Originally posted by Bruce Colby
View Post
Camber works. On McStrut cars, camber is crucial. "As much as you can get" is usually the right amount. :D
As we test similar set-ups on softer R compound and wider overall tires (275->285->305->315mm, in various Kumho/Hoosier/Hankook R compound flavors) we have bumped camber up over the -5° mark... with an increase in grip and even better tire wear. Similarly, we run a lot of rear camber as well (more grip -> more lean -> more need for camber) and the car "hooks up well" (315mm wide Hoosiers).
And wider tires do tend to always add more grip, if you can keep them on a wide enough wheel. Too many folks stuff gigantic tires on too narrow wheels for autocross (esp. Stock class, yuck!) and this rarely adds significant or any grip over a properly sized tire on the same wheel. Rotational inertia, quicker heatup, proper carcass control, etc... but if you keep adding tire and wheel width the car gets faster and faster. I don't know if there's a real limit... we run 315mm wide R compounds on 11" wide wheels on our XP car and the lateral grip is "painful". I would love to try them on 12" wheels, too. Sure, there has got to be a point of diminishing returns somewhere.... somewhere...


Left: 18x10s with 305/30/18 Hoosiers. Right: 17x11s with 315/35/17 Hoosiers. At these grip levels its easy to overpower the spring rate, swaybar effectiveness, etc. We've since added more droop travel to the struts and shocks as well as stiffened spring rates significantly.
I've gone to great lengths to minimize track width, because this can negatively affect slalom speeds and hurt you on courses with tight gate widths - every 6" of additional offset added .1 sec per slalom gate, in tests we've done.
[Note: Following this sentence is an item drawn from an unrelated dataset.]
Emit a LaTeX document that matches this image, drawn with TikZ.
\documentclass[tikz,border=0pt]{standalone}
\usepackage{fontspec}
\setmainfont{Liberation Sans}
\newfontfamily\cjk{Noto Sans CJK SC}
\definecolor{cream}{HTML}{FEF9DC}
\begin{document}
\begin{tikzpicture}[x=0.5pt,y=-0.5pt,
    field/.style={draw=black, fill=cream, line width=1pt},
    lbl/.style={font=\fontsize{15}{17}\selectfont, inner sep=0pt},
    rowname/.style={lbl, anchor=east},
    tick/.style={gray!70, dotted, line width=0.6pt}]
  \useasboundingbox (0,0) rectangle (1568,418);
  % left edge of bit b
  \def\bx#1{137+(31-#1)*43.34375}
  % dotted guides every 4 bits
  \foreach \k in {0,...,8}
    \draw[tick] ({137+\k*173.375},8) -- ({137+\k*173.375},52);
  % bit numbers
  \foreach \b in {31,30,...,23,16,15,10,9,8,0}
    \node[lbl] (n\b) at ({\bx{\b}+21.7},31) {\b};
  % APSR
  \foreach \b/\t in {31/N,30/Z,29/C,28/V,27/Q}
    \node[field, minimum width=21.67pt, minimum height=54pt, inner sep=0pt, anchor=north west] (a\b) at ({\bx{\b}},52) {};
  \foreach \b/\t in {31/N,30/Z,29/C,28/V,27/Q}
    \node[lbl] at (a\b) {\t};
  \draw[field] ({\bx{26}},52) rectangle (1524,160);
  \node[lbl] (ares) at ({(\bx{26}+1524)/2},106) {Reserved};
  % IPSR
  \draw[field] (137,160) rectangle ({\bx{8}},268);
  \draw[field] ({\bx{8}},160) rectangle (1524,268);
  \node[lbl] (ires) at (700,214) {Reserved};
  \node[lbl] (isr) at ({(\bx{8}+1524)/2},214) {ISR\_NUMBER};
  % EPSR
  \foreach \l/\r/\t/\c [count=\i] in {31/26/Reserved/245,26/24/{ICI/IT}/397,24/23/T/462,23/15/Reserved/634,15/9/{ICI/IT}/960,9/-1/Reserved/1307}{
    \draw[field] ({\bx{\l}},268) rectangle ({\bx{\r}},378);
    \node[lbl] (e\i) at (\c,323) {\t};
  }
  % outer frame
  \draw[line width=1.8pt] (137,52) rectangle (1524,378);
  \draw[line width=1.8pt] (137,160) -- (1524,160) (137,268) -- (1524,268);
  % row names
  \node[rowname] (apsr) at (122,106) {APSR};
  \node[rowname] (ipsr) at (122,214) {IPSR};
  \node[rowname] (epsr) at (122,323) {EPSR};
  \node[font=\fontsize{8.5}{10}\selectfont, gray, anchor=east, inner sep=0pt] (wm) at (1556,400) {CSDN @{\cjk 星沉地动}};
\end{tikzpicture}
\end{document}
For our class we can modify inner fender sheet metal and it helped to move the wheel/tire package inboard a bit here, a bit there. Every little bit helps. For road racing the tendency is to widen the track to increase lateral grip, which works, but remember: a wider track also worsens aero drag. The F1 teams all went faster (broke every track record) the year after the FIA restricted the formula from 18" to 15" rear tires... in the hopes to slow them down by removing track width (and grip) they did just the opposite, all due to aero: The biggest gains were on the fastest tracks.
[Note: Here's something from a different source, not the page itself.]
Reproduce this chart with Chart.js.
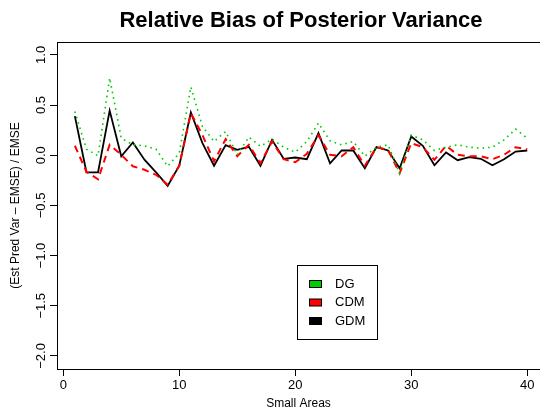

Also, anyone that chooses to run Toyo RA1s or Toyo NT01s over a Hoosier A6/R6 or Kumho V710 is choosing to go slower. A lot slower. Solo, road race, whatever - these harder tires are just downright slow. We've made equal grip data on a stinkin Falken RT615 "street tires" compared to a Toyo RA1 "R compound", same car, same wheels, same surface, same temps, from data logging. The Toyos had significantly worse wear, though. Since we've run on them for many years (way back in the mid 1990s), and have tested them against many other tires, I am not afraid to say this: Toyo RA1s SUCK.
Sure, the (ancient) Toyo RA1 type "mid-level" R compounds tend to last longer than a "top tier" R, and for a D.E. car where "you aren't really racing" they are great, and better/faster than most street tires. Or in spec classes, where everyone is on the same hard/slow tire, good stuff. But for outright speed : softer compound FTW.